La nécessité d’une loi
Mais pour que la restitution soit possible, il faut qu’une loi soit adoptée. C’est un passage obligé. Car le tambour fait partie des collections publiques de la France. «Les collections publiques appartiennent à l’Etat. Elles sont protégées par un régime d’inaliénabilité et d’imprescriptibilité. Il faut comprendre cette notion comme l’interdiction d’en transférer la propriété à quiconque», précise Vincent Negri, chercheur au Cnrs et spécialiste du Droit international de la culture et du patrimoine.
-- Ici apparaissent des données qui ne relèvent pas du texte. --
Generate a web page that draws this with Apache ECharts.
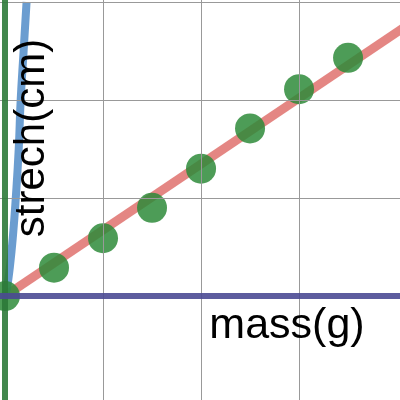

Si les collections publiques sont protégées par une loi, seule une loi peut la défaire. Le texte, adopté ce lundi, précise ainsi que par dérogation, le tambour cesse de faire partie des collections.

La France en retard sur ses voisins européens
Faute de loi-cadre concernant les biens soustraits aux populations durant la colonisation, la France est vouée à faire voter des lois pour chaque objet restitué. Cela a été le cas pour les vingt-six trésors d’Abo­mey restitués au Bénin et pour le sabre de El Hadj Omar restitué au Sénégal. En 2023, deux lois cadres de ce type ont vu le jour : une concernant les biens spoliés aux familles juives durant la Seconde Guerre mondiale et une autre concernant les restes humains issus des collections publiques. La troisième tarde donc à voir le jour et fait de la France, un pays à la traîne sur ces questions de restitution. «C’est un paradoxe. Cette dynamique de restitution a été initiée à la suite du rapport Sarr/Savoye, remis au président de la République en novembre 2018. Mais finalement, ce rapport a eu un très fort retentissement en dehors de nos frontières, puisqu’on voit que les Allemands ont adopté une politique en termes de restitution, que les Belges ont adopté une loi et que les Suisses sont en train de réfléchir à un cadre normatif. En France, l’absence de majorité empêche qu’il y ait un débat clair sur la loi-cadre comme elle était envisagée», réagit Vincent Negri. La loi spécifique sur le tambour parleur, votée ce lundi, précise que les autorités françaises disposent d’un délai d’un an pour transférer le bien à la République de Côte d’Ivoire.

«C’est une libération»
«Nous sommes heureux que la demande faite par la Côte d’Ivoire, par le Président Alassane Ouattara, en 2019, à la France, soit aujourd’hui suivie par un vote unanime de la France, avec les députés qui reconnaissent toute la valeur de ce bien. C’est un tort qui a été fait à la Côte d’Ivoire, au Peuple bidjan, au Peuple tchaman, à travers cette spoliation, à travers la capture de ce personnage, parce que Djidji Ayôkwé, au-delà de l’objet, est un personnage, un personnage de rassemblement, un personnage de résistance. Donc, c’est un résistant qui a été capturé, qui a été kidnappé et qui, pendant un siècle, a été mis en détention. De ce fait, c’est une libération», déclare Maurice Kouakou Bandaman, ambassadeur de Côte d’Ivoire en France.